Secrets to the Perfect Broccoli Chicken Braid
After making hundreds of these braids, I’ve picked up a few extra tricks that elevate it from good to absolutely unforgettable. These are the details that make a difference.
- The Flavor Base is Everything: Before adding your main ingredients, start by sautéing finely chopped onion, celery, and garlic in a little butter until soft. This simple step builds an incredible layer of savory flavor that you just can’t get from powders. It’s a 5-minute step that pays off tenfold in the final taste.
- Toast Your Nuts (If Using): Many recipes call for sliced almonds or pecans. Tossing them in a dry skillet over medium heat for 3-4 minutes until fragrant makes them crunchier and unlocks a deep, nutty flavor. It’s a small detail with a huge impact.
- My Big Mistake: The “Wet Veggie” Incident. Early on, I once added sautéed mushrooms to the filling.
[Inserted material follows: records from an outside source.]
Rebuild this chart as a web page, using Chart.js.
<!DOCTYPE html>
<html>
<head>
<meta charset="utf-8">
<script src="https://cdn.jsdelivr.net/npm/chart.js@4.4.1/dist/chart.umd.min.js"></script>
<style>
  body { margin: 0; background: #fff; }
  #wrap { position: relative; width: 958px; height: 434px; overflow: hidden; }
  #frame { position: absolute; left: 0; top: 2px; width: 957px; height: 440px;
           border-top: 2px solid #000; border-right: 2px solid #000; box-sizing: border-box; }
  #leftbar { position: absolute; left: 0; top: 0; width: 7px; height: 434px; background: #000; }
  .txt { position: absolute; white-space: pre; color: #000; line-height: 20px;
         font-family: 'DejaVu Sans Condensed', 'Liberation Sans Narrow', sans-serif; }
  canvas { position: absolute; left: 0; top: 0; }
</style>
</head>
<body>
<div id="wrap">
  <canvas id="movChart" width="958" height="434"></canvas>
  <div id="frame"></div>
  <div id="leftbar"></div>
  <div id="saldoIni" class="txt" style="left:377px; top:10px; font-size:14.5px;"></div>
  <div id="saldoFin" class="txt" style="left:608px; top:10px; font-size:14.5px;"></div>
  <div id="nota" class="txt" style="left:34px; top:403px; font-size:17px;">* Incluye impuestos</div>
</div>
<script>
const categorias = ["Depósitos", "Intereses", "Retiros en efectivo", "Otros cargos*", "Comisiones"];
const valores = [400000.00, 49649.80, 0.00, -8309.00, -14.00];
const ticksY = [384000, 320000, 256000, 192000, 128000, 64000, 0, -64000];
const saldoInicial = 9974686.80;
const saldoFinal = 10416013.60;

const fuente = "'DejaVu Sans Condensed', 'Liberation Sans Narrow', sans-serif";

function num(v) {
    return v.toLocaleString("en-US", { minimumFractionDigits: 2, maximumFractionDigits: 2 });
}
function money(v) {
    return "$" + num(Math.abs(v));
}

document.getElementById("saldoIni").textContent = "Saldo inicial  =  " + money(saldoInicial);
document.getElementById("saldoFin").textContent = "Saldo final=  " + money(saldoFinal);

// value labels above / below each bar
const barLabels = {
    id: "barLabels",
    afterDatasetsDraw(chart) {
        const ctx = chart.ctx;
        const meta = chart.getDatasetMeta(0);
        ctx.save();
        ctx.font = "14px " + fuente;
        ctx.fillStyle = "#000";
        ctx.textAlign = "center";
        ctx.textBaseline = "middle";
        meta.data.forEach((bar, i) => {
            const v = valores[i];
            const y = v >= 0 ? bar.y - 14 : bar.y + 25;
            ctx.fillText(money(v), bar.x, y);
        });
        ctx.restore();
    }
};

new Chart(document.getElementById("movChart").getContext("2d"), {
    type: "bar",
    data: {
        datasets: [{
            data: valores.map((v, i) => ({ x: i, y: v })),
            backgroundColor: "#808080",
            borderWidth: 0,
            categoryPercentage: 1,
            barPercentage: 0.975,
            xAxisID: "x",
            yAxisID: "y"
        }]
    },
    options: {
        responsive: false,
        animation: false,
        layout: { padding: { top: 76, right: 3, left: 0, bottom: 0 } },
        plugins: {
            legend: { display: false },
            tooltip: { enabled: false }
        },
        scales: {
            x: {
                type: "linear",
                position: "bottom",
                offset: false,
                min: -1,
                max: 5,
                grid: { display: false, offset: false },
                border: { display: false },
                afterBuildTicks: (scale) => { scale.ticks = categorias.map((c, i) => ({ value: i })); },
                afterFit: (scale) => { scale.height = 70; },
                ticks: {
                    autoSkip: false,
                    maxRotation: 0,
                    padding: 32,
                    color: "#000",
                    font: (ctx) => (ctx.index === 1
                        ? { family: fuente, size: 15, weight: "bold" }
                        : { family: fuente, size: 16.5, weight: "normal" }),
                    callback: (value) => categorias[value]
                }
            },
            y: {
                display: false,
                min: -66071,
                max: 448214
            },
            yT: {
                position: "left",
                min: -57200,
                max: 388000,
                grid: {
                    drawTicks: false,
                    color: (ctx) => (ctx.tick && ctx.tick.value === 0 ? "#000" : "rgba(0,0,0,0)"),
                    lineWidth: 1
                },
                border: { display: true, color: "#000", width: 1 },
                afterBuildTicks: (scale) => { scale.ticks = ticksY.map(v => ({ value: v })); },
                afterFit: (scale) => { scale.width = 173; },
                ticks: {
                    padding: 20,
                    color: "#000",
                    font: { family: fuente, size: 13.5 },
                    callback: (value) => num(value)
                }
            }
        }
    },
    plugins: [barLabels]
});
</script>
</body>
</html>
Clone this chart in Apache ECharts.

Big mistake. I hadn’t cooked out enough of their water. The result was a waterlogged mess. The lesson: if you add any extra vegetables, like mushrooms or bell peppers, you MUST cook them first to remove as much moisture as possible and let them cool completely.
- Get Creative With The Cheese: Don’t just stick to cheddar. A mix of sharp cheddar for flavor, mozzarella for that epic cheese-pull, and a little bit of smoked Gruyère or Provolone for depth can completely transform your braid.
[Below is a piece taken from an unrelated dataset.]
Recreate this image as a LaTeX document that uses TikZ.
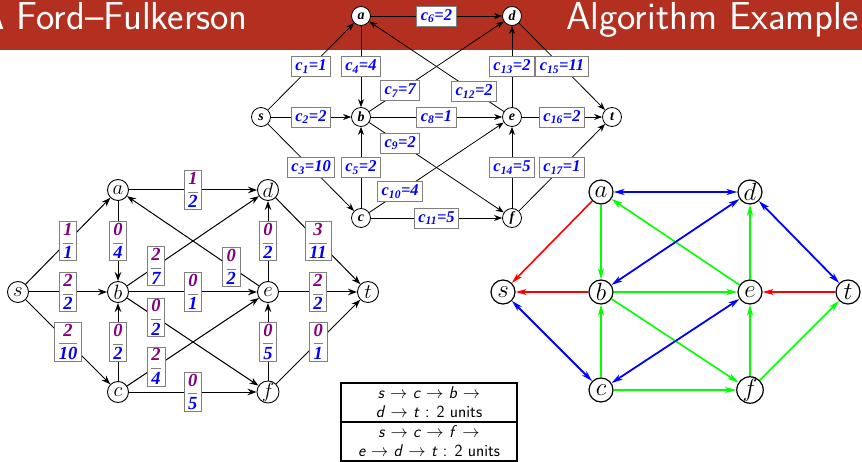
\documentclass[tikz,border=0pt]{standalone}
\usepackage{fontspec}
\newfontfamily\lblfont{Liberation Serif}
\usetikzlibrary{arrows.meta, positioning}
\definecolor{titlered}{RGB}{179,48,32}
\definecolor{flowpurple}{RGB}{128,0,128}
\definecolor{capblue}{RGB}{0,0,255}
\definecolor{resgreen}{RGB}{0,255,0}
\definecolor{resred}{RGB}{255,0,0}
\definecolor{resblue}{RGB}{0,0,255}

% capacity label c_i=k
\newcommand{\capl}[2]{c\textsubscript{#1}=#2}
% flow over capacity
\newcommand{\flo}[2]{$\displaystyle\color{gray}\frac{\textcolor{flowpurple}{\hbox{#1}}}{\textcolor{capblue}{\hbox{#2}}}$}

\tikzset{
  topv/.style={circle, draw, fill=white, line width=0.8pt, inner sep=0pt, minimum size=19pt,
    font=\fontsize{14}{14}\lblfont\bfseries\itshape},
  flowv/.style={circle, draw, fill=white, line width=0.9pt, inner sep=0pt, minimum size=21pt,
    font=\fontsize{20}{20}\selectfont},
  resv/.style={circle, draw, fill=white, line width=1.2pt, inner sep=0pt, minimum size=24pt,
    font=\fontsize{24}{24}\selectfont},
  tedge/.style={line width=0.8pt, -{Stealth[length=8pt, width=6pt]}},
  fedge/.style={line width=1pt, -{Stealth[length=9pt, width=6.5pt]}},
  capbox/.style={draw=gray, fill=white, line width=0.8pt, inner xsep=4pt, inner ysep=2pt,
    minimum height=20pt, text=capblue, font=\fontsize{16.5}{16.5}\lblfont\bfseries\itshape},
  flobox/.style={draw=gray, fill=white, line width=0.8pt, inner xsep=3pt, inner ysep=1.5pt,
    font=\fontsize{18.5}{18.5}\lblfont\bfseries\itshape},
  resarr/.style={line width=1.6pt, -{Stealth[length=11pt, width=6pt, inset=3pt]}},
  resboth/.style={line width=1.8pt, {Stealth[length=11pt, width=6pt, inset=3pt]}-{Stealth[length=11pt, width=6pt, inset=3pt]}},
  pathbox/.style={minimum width=176pt, minimum height=39pt, inner sep=0pt, align=center,
    font=\fontsize{17}{19}\sffamily},
}

\begin{document}
\begin{tikzpicture}[x=1pt, y=-1pt]
  \useasboundingbox (0,0) rectangle (862,462);

  % title bar
  \fill[titlered] (0,0) rectangle (862,50);
  \node[anchor=base east, inner sep=0pt, text=white, font=\fontsize{39}{39}\sffamily] (ttl1) at (248,30) {A Ford--Fulkerson};
  \node[anchor=base west, inner sep=0pt, text=white, font=\fontsize{39}{39}\sffamily] (ttl2) at (566,30) {Algorithm Example};

  % network with capacities
  \node[topv] (ta) at (361,16) {a};
  \node[topv] (td) at (512,16) {d};
  \node[topv] (ts) at (261,117) {s};
  \node[topv] (tb) at (361,117) {b};
  \node[topv] (te) at (512,117) {e};
  \node[topv] (tt) at (612,117) {t};
  \node[topv] (tc) at (361,218) {c};
  \node[topv] (tf) at (512,218) {f};

  \draw[tedge] (ts) -- node[capbox] {\capl{1}{1}} (ta);
  \draw[tedge] (ts) -- node[capbox] {\capl{2}{2}} (tb);
  \draw[tedge] (ts) -- node[capbox] {\capl{3}{10}} (tc);
  \draw[tedge] (ta) -- node[capbox] {\capl{4}{4}} (tb);
  \draw[tedge] (tc) -- node[capbox] {\capl{5}{2}} (tb);
  \draw[tedge] (ta) -- node[capbox] {\capl{6}{2}} (td);
  \draw[tedge] (tb) -- node[capbox, pos=.23] {\capl{7}{7}} (td);
  \draw[tedge] (tb) -- node[capbox] {\capl{8}{1}} (te);
  \draw[tedge] (tb) -- node[capbox, pos=.23] {\capl{9}{2}} (tf);
  \draw[tedge] (tc) -- node[capbox, pos=.23] {\capl{10}{4}} (te);
  \draw[tedge] (tc) -- node[capbox] {\capl{11}{5}} (tf);
  \draw[tedge] (te) -- node[capbox, pos=.22] {\capl{12}{2}} (ta);
  \draw[tedge] (te) -- node[capbox] {\capl{13}{2}} (td);
  \draw[tedge] (tf) -- node[capbox] {\capl{14}{5}} (te);
  \draw[tedge] (td) -- node[capbox] {\capl{15}{11}} (tt);
  \draw[tedge] (te) -- node[capbox] {\capl{16}{2}} (tt);
  \draw[tedge] (tf) -- node[capbox] {\capl{17}{1}} (tt);

  % flow after two augmenting paths
  \node[flowv] (fa) at (118,190) {$a$};
  \node[flowv] (fd) at (268,190) {$d$};
  \node[flowv] (fs) at (18,292) {$s$};
  \node[flowv] (fb) at (118,292) {$b$};
  \node[flowv] (fe) at (268,292) {$e$};
  \node[flowv] (ft) at (368,292) {$t$};
  \node[flowv] (fc) at (118,392) {$c$};
  \node[flowv] (ff) at (268,392) {$f$};

  \draw[fedge] (fs) -- node[flobox] {\flo{1}{1}} (fa);
  \draw[fedge] (fs) -- node[flobox] {\flo{2}{2}} (fb);
  \draw[fedge] (fs) -- node[flobox] {\flo{2}{10}} (fc);
  \draw[fedge] (fa) -- node[flobox] {\flo{0}{4}} (fb);
  \draw[fedge] (fc) -- node[flobox] {\flo{0}{2}} (fb);
  \draw[fedge] (fa) -- node[flobox] {\flo{1}{2}} (fd);
  \draw[fedge] (fb) -- node[flobox, pos=.22] {\flo{2}{7}} (fd);
  \draw[fedge] (fb) -- node[flobox] {\flo{0}{1}} (fe);
  \draw[fedge] (fb) -- node[flobox, pos=.22] {\flo{0}{2}} (ff);
  \draw[fedge] (fc) -- node[flobox, pos=.22] {\flo{2}{4}} (fe);
  \draw[fedge] (fc) -- node[flobox] {\flo{0}{5}} (ff);
  \draw[fedge] (fe) -- node[flobox, pos=.21] {\flo{0}{2}} (fa);
  \draw[fedge] (fe) -- node[flobox] {\flo{0}{2}} (fd);
  \draw[fedge] (ff) -- node[flobox] {\flo{0}{5}} (fe);
  \draw[fedge] (fd) -- node[flobox] {\flo{3}{11}} (ft);
  \draw[fedge] (fe) -- node[flobox] {\flo{2}{2}} (ft);
  \draw[fedge] (ff) -- node[flobox] {\flo{0}{1}} (ft);

  % residual network
  \node[resv] (ra) at (601,192) {$a$};
  \node[resv] (rd) at (750,192) {$d$};
  \node[resv] (rs) at (503,292) {$s$};
  \node[resv] (rb) at (601,292) {$b$};
  \node[resv] (re) at (750,292) {$e$};
  \node[resv] (rt) at (848,292) {$t$};
  \node[resv] (rc) at (601,390) {$c$};
  \node[resv] (rf) at (750,390) {$f$};

  \draw[resarr, resred] (ra) -- (rs);
  \draw[resarr, resred] (rb) -- (rs);
  \draw[resarr, resred] (rt) -- (re);

  \draw[resarr, resgreen] (ra) -- (rb);
  \draw[resarr, resgreen] (rc) -- (rb);
  \draw[resarr, resgreen] (re) -- (ra);
  \draw[resarr, resgreen] (rb) -- (re);
  \draw[resarr, resgreen] (rb) -- (rf);
  \draw[resarr, resgreen] (rc) -- (rf);
  \draw[resarr, resgreen] (re) -- (rd);
  \draw[resarr, resgreen] (rf) -- (re);
  \draw[resarr, resgreen] (rf) -- (rt);

  \draw[resboth, resblue] (rs) -- (rc);
  \draw[resboth, resblue] (ra) -- (rd);
  \draw[resboth, resblue] (rb) -- (rd);
  \draw[resboth, resblue] (rc) -- (re);
  \draw[resboth, resblue] (rd) -- (rt);

  % augmenting paths
  \node[pathbox] (p1) at (429,402.5) {\textit{s} $\rightarrow$ \textit{c} $\rightarrow$ \textit{b} $\rightarrow$\\ \textit{d} $\rightarrow$ \textit{t} : 2 units};
  \node[pathbox] (p2) at (429,441.5) {\textit{s} $\rightarrow$ \textit{c} $\rightarrow$ \textit{f} $\rightarrow$\\ \textit{e} $\rightarrow$ \textit{d} $\rightarrow$ \textit{t} : 2 units};
  \draw[line width=2.4pt] (p1.north west) rectangle (p2.south east);
  \draw[line width=1.8pt] (p1.south west) -- (p1.south east);

\end{tikzpicture}
\end{document}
- How to Store and Reheat: Let the braid cool completely, then wrap leftovers tightly in foil or place in an airtight container. It will keep in the refrigerator for up to 3 days. To reheat, place it on a baking sheet in a 350°F (175°C) oven for 10-15 minutes, or until warmed through. The oven is far superior to the microwave, as it re-crisps the crust.
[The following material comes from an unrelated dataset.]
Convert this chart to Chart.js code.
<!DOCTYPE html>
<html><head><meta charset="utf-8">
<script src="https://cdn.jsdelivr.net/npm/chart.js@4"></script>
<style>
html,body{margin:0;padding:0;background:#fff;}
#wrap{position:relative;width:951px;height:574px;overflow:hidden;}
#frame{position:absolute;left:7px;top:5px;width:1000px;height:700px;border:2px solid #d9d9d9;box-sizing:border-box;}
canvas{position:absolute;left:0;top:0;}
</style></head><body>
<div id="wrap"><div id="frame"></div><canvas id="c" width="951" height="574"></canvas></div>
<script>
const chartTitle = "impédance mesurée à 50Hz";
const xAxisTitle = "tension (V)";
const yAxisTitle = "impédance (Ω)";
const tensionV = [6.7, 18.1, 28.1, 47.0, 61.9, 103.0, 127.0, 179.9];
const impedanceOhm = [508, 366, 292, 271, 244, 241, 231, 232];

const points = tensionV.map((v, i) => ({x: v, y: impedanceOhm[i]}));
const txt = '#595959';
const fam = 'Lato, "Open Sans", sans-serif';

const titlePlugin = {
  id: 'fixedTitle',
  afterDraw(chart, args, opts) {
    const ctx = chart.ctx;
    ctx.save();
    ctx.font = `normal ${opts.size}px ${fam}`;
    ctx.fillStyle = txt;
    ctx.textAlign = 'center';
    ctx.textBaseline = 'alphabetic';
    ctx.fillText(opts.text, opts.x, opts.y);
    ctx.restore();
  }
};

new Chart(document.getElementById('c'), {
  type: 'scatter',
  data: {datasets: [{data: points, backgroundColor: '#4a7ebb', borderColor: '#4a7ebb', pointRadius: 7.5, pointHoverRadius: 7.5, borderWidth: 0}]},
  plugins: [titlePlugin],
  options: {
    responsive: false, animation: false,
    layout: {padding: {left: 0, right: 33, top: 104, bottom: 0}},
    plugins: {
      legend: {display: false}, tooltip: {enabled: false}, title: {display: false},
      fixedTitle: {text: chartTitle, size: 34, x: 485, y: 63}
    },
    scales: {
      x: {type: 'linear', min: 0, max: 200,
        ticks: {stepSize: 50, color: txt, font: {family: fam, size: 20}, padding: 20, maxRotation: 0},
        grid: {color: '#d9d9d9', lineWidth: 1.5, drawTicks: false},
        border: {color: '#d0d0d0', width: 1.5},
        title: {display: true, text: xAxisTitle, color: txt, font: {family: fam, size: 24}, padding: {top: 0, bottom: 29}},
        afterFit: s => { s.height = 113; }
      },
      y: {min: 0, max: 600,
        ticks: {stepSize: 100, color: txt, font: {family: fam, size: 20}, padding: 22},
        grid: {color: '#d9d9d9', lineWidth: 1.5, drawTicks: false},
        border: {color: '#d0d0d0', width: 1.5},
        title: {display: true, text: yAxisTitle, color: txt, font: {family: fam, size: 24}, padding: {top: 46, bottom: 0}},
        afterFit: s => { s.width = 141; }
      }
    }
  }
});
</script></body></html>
Frequently Asked Questions
Why did my crescent dough fall apart when I unrolled it?
This usually means the dough was either too warm or there was a manufacturing defect. Try chilling the tube for 15 minutes in the freezer before unrolling, and be gentle. If it’s truly unusable, you can press the pieces together on parchment paper to form a single rectangle, sealing the perforations.
Can I make the chicken braid ahead of time?
Yes! You can assemble the entire braid, cover it tightly with plastic wrap (do not apply the egg wash yet), and refrigerate it for up to 24 hours. When you’re ready to bake, apply the egg wash and pop it straight from the fridge into the preheated oven, adding 5-10 minutes to the baking time.
How do I stop the filling from being bland?
Season every layer! Add salt, pepper, and garlic powder to the chicken as it cooks. Add a pinch of nutmeg or smoked paprika to the creamy sauce. Also, a squeeze of fresh lemon juice or a dash of Dijon mustard in the filling can brighten up all the flavors immensely without being overpowering.
Can I use puff pastry instead of crescent dough?
Absolutely, but the result will be different. Puff pastry will give you a much flakier, lighter, and more delicate crust. Follow the baking instructions on the puff pastry package, as it may require a higher initial temperature. It creates a more elegant, “fancy” version of the braid.